Big Data Track: Focus on MapReduce and Spark Jobs, Not Deploying

Tuesday, February 7, 14:40 - B4.039

The evolution of big data has increased the complexity of the respective software. Big data infrastructures, such as Hadoop and Spark clusters, require progressively more time and effort to set up, configure, maintain and integrate with existing systems. In absence of a big data "expert", users are often discouraged from using such solutions. The option of consuming big data infrastructures as a service seems to be a viable one, yet it is not without drawbacks. Such an option a) is costly, b) often locks users down to a vendor, and c) is limited to what the vendor decides to make available.

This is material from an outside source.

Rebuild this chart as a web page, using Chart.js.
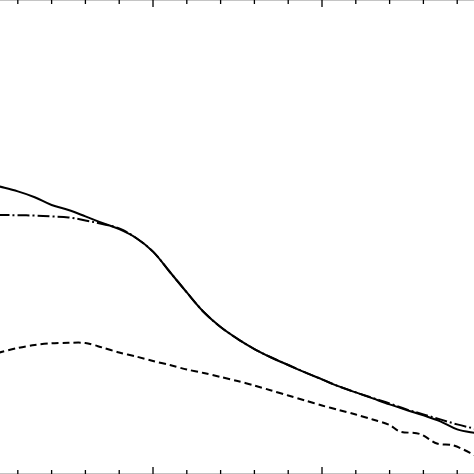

In this talk we discuss how we capture the knowledge to operate production-grade multi-node Hadoop and Spark clusters in an Open Source manner. This enables us to focus on the science, and as a community build operational knowledge in a shareable, repeatable, and executable method. In doing so we distill best practices into software so we all can deploy a recommended production-grade Hadoop and Spark cluster. Attendees will have the knowledge and code to deploy their own Hadoop or Spark clusters on their choice of infrastructure (cloud, bare metal, VMs, or containers).

  • Konstatinos Tsakalozos is currently employed by Canonical Ltd on the Juju Big Software team. Prior to this, he worked on Big Data for Microsoft. He holds a Ph.D. on IaaS cloud resource allocation from the Department of Informatics at the University of Athens. His interests include cloud computing, distributed architectures and multidimensional indexing.